• [RECORDS FOR THE EXERCISE]:
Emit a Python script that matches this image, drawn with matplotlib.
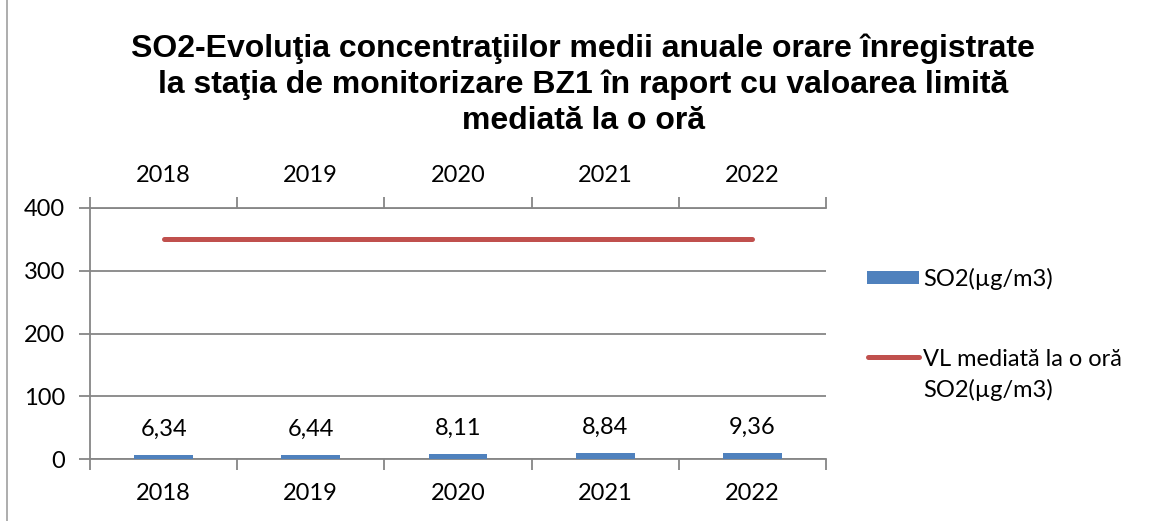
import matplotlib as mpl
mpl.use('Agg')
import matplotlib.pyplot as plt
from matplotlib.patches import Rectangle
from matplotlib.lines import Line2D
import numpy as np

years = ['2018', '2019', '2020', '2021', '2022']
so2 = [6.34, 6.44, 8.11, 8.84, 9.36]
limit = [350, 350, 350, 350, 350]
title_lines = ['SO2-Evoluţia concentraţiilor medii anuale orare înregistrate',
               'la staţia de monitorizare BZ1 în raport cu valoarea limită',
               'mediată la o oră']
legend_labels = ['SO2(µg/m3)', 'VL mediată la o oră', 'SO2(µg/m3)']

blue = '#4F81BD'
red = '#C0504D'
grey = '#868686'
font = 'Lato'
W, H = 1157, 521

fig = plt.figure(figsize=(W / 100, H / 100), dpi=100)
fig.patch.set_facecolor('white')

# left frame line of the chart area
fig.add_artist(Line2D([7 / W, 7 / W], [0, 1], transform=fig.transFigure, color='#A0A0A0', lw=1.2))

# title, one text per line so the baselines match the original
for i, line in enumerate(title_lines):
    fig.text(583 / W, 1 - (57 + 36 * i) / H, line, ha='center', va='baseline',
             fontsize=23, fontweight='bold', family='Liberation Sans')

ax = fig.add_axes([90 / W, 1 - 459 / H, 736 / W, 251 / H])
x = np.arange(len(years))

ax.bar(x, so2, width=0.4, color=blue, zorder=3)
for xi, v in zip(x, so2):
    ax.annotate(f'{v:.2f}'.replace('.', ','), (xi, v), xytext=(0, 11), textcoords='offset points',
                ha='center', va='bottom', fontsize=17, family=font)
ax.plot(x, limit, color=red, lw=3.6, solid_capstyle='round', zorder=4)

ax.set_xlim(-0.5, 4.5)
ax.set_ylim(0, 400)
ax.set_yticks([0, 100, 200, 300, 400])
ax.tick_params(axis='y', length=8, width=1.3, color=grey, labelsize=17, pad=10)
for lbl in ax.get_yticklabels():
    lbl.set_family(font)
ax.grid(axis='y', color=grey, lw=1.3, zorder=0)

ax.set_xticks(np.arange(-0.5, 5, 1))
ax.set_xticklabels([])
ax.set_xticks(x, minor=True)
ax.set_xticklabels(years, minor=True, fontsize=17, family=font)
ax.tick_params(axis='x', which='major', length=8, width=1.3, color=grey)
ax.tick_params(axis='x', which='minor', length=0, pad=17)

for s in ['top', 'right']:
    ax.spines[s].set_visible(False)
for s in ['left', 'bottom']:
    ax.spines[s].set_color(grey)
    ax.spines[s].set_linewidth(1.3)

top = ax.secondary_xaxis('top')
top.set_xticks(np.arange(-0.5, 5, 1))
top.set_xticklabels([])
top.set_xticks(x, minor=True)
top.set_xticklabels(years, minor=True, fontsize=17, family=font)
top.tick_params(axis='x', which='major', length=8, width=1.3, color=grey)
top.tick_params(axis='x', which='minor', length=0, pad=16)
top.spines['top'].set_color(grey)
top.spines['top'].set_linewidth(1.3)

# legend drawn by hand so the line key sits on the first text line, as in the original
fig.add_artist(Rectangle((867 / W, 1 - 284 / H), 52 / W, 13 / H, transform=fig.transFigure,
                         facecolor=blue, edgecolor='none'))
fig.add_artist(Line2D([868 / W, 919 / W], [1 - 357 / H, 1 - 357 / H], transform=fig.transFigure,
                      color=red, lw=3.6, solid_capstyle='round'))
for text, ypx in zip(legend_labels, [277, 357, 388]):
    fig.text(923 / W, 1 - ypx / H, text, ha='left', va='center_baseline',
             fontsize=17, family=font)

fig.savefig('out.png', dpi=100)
...
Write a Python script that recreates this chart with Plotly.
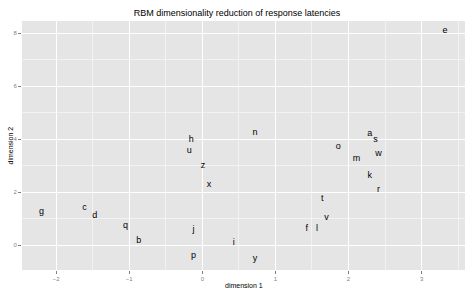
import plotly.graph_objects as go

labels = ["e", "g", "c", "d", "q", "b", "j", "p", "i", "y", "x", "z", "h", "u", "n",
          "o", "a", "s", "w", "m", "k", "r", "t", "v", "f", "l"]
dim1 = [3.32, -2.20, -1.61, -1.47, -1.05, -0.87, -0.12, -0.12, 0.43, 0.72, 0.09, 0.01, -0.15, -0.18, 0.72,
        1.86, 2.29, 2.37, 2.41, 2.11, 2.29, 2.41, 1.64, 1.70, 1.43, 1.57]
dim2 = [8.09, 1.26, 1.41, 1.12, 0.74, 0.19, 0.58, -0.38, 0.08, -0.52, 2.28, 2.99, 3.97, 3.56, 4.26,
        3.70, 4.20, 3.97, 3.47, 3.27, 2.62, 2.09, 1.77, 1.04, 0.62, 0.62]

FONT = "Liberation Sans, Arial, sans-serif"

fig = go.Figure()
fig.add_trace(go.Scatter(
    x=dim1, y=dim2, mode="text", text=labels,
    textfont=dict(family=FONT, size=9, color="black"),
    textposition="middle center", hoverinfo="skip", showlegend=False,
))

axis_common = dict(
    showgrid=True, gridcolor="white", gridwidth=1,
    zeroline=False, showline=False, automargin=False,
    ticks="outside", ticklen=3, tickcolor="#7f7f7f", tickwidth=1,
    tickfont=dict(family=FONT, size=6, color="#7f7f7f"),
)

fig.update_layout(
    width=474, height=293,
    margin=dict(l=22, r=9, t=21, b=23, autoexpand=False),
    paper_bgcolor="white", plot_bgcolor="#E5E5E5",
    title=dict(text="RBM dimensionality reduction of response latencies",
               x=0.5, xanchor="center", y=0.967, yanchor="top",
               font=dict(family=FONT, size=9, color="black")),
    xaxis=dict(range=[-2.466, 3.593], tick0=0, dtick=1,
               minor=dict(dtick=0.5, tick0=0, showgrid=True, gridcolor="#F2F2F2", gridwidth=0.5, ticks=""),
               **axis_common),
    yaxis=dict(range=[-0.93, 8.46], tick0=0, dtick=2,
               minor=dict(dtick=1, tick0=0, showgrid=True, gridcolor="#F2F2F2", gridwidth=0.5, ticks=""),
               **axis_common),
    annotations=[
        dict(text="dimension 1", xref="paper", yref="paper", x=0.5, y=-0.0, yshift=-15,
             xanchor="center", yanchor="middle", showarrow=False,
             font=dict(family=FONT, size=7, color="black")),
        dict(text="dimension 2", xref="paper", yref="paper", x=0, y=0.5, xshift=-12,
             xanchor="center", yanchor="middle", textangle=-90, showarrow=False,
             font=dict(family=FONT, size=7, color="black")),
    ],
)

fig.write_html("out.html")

• [WRITTEN EXERCISE]: Exactly reproduce the lines from the line holding "Emit a Python" through the line holding "fig.add_artist(Line2D([7 / W, 7", and only those; pictures are to be left out.

• [RESULT]:
Emit a Python script that matches this image, drawn with matplotlib.
import matplotlib as mpl
mpl.use('Agg')
import matplotlib.pyplot as plt
from matplotlib.patches import Rectangle
from matplotlib.lines import Line2D
import numpy as np

years = ['2018', '2019', '2020', '2021', '2022']
so2 = [6.34, 6.44, 8.11, 8.84, 9.36]
limit = [350, 350, 350, 350, 350]
title_lines = ['SO2-Evoluţia concentraţiilor medii anuale orare înregistrate',
               'la staţia de monitorizare BZ1 în raport cu valoarea limită',
               'mediată la o oră']
legend_labels = ['SO2(µg/m3)', 'VL mediată la o oră', 'SO2(µg/m3)']

blue = '#4F81BD'
red = '#C0504D'
grey = '#868686'
font = 'Lato'
W, H = 1157, 521

fig = plt.figure(figsize=(W / 100, H / 100), dpi=100)
fig.patch.set_facecolor('white')

# left frame line of the chart area
fig.add_artist(Line2D([7 / W, 7 / W], [0, 1], transform=fig.transFigure, color='#A0A0A0', lw=1.2))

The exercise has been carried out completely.